By imposing a 30‑day lag, SEBI aims to ensure that learners see historical performance rather than the latest market moves. The rule also aligns India’s approach with global best practices; the U.S. Securities and Exchange Commission (SEC) and the UK’s Financial Conduct Authority (FCA) already require a “cool‑off” period for educational price data. SEBI’s decision sends a clear signal that the regulator is tightening oversight of the burgeoning “fin‑ed‑tech” ecosystem that has mushroomed after the 2020‑2022 market rally.
Impact/Analysis
For exchanges such as the National Stock Exchange (NSE) and the Bombay Stock Exchange (BSE), the rule means redesigning data‑feed APIs that power third‑party learning platforms. The NSE has announced that it will launch a “historical‑data‑gateway” by the end of June, offering delayed price streams at no cost to educational institutions. BSE expects a similar rollout but warns that smaller fintech startups may face compliance costs of up to ₹2 million (≈ $25,000) to re‑engineer their platforms.
Brokerage houses that run investor‑education portals, like Zerodha and Upstox, will need to adjust their content pipelines. Zerodha’s chief technology officer, Ankit Rathi, told reporters that the firm will integrate an automated “delay buffer” that tags every price point with a timestamp and withholds any data younger than 30 days. The change could add 2‑3 seconds of latency to the data‑delivery chain, a negligible impact for learning but a potential hurdle for platforms that blend education with live‑trade demos.
From a market‑behavior perspective, analysts expect the rule to curb “noise‑trading” spurred by educational videos that showcase recent winners. A study by the Indian School of Business (ISB) projected a 5‑7 % dip in retail‑day‑trading volumes for the six months following the rule’s rollout, assuming that the delayed data reduces the immediacy of “copy‑cat” trades.
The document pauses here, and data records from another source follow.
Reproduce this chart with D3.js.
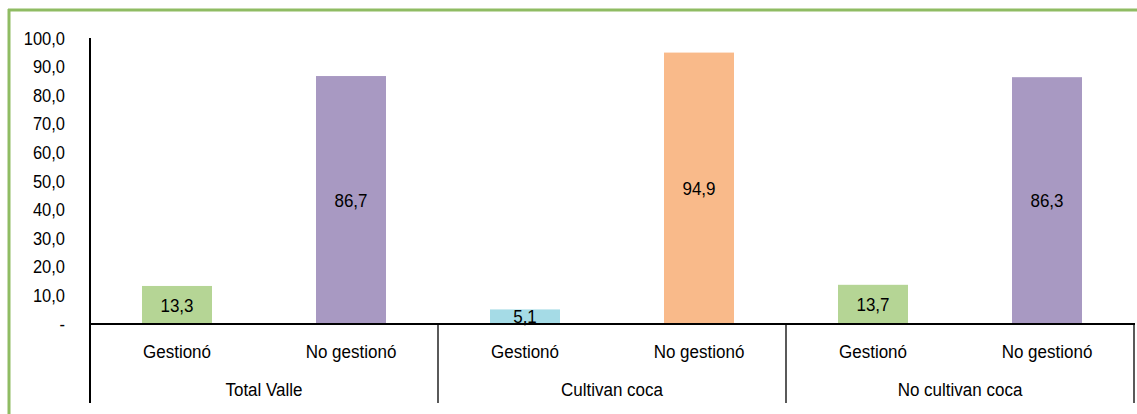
<!DOCTYPE html>
<html><head><meta charset="utf-8">
<script src="https://cdn.jsdelivr.net/npm/d3@7"></script>
<style>body{margin:0;background:#fff}svg{display:block}text{font-family:"Liberation Sans",Arial,sans-serif;fill:#000}</style>
</head><body><svg id="c" width="1137" height="414"></svg>
<script>
const groups = ["Total Valle","Cultivan coca","No cultivan coca"];
const categories = ["Gestionó","No gestionó"];
const values = [13.3, 86.7, 5.1, 94.9, 13.7, 86.3];
const colors = ["#b5d595","#a899c2","#a5dbe6","#f9ba8a","#b5d595","#a899c2"];
const yTicks = [0,10,20,30,40,50,60,70,80,90,100];

const svg = d3.select("#c");
// green frame
svg.append("line").attr("x1",8).attr("x2",1137).attr("y1",10).attr("y2",10).attr("stroke","#8fbc63").attr("stroke-width",3);
svg.append("line").attr("x1",9).attr("x2",9).attr("y1",9).attr("y2",414).attr("stroke","#8fbc63").attr("stroke-width",3);

const x0 = 90, x1 = 1134, yb = 324, yt = 38;
const y = d3.scaleLinear().domain([0,100]).range([yb,yt]);
const items = [];
groups.forEach((g,gi)=>categories.forEach((c,ci)=>items.push({g,c,key:gi+"|"+ci,v:values[gi*2+ci],col:colors[gi*2+ci]})));
const x = d3.scaleBand().domain(items.map(d=>d.key)).range([x0,x1]).paddingInner(0).paddingOuter(0);
const xg = d3.scaleBand().domain(groups).range([x0,x1]);
const fmt = v => v===0 ? "-" : d3.format(".1f")(v).replace(".",",");
const SY = 1.13;
function txt(sel, fx, fy, anchor, size) {
  sel.attr("transform", d => `translate(${fx(d)},${fy(d)}) scale(1,${SY})`)
     .attr("dy","0.35em").attr("text-anchor",anchor).style("font-size",size+"px");
}

// y labels
svg.append("g").selectAll("text").data(yTicks).join("text")
  .call(txt, d=>65, d=>y(d), "end", 16.5).text(fmt);

const bw = 70;
svg.append("g").selectAll("rect").data(items).join("rect")
  .attr("x",d=>x(d.key)+x.bandwidth()/2-bw/2).attr("width",bw)
  .attr("y",d=>y(d.v)).attr("height",d=>yb-y(d.v)).attr("fill",d=>d.col);

svg.append("g").selectAll("text").data(items).join("text")
  .call(txt, d=>x(d.key)+x.bandwidth()/2, d=>(y(d.v)+yb)/2, "middle", 17).text(d=>fmt(d.v));

// axes lines
svg.append("line").attr("x1",x0).attr("x2",x0).attr("y1",yt).attr("y2",403).attr("stroke","#000").attr("stroke-width",2);
svg.append("line").attr("x1",x0).attr("x2",x1+1).attr("y1",yb).attr("y2",yb).attr("stroke","#000").attr("stroke-width",2);
svg.append("g").selectAll("line").data(groups.slice(1)).join("line")
  .attr("x1",d=>xg(d)).attr("x2",d=>xg(d)).attr("y1",yb).attr("y2",403).attr("stroke","#000").attr("stroke-width",1.3);
svg.append("line").attr("x1",x1).attr("x2",x1).attr("y1",yb).attr("y2",403).attr("stroke","#000").attr("stroke-width",1.3);

svg.append("g").selectAll("text").data(items).join("text")
  .call(txt, d=>x(d.key)+x.bandwidth()/2, d=>351, "middle", 17).text(d=>d.c);
svg.append("g").selectAll("text").data(groups).join("text")
  .call(txt, d=>xg(d)+xg.bandwidth()/2, d=>389, "middle", 17).text(d=>d);
</script></body></html>
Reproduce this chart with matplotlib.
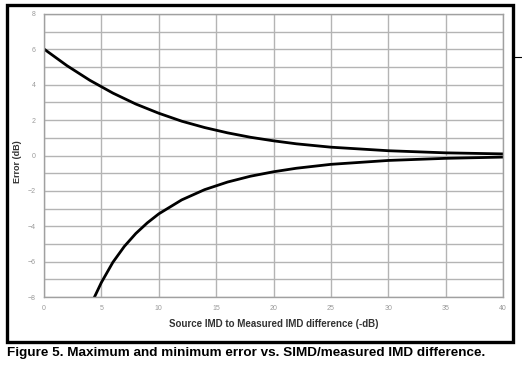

However, the same study warned that sophisticated retail investors may turn to private messaging groups that share real‑time screenshots, thereby shifting the risk rather than eliminating it.
For NISM, the exception creates a competitive edge. Its simulation lab, used by over 150 financial‑services firms for staff training, can continue to feed live market quotes to participants. This advantage may attract more corporate clients seeking realistic practice environments, a trend that could boost NISM’s revenue by an estimated 12 % in FY 2027‑28, according to its finance director, Dr. Priyanka Sharma.
What’s Next
SEBI has opened a 45‑day public comment period that ends on 20 June 2026. Stakeholders can submit written feedback through the regulator’s portal, and SEBI has promised to review any “unintended hardships” raised by smaller ed‑tech firms. In parallel, the Ministry of Finance is drafting a complementary amendment to the Securities Contracts (Regulation) Act, which would codify the 30‑day rule into law, giving it a stronger enforcement backbone.
Industry bodies such as the Indian Association of Financial Advisors (IAFA) are already drafting best‑practice guidelines to help members comply without disrupting learner experience. The IAFA’s president, Rohan Mehta, said his group will circulate a “quick‑start kit” that includes template data‑delay scripts and a checklist for legal sign‑off.
Investors and educators alike will be watching the July 1 implementation closely. If the rule succeeds in separating genuine learning from market‑timing advice, it could become a model for other emerging markets grappling with the same digital‑education explosion. Conversely, if compliance costs prove too high for smaller players, SEBI may need to revisit the exemption criteria or introduce a tiered‑fee structure.
Looking ahead, the regulator’s focus on data integrity is likely to spill over into other areas, such as algorithmic‑trading disclosures and AI‑driven advisory services. As India’s retail‑investor base edges toward 80 million, clear, trustworthy educational content will be a cornerstone of a stable, inclusive market.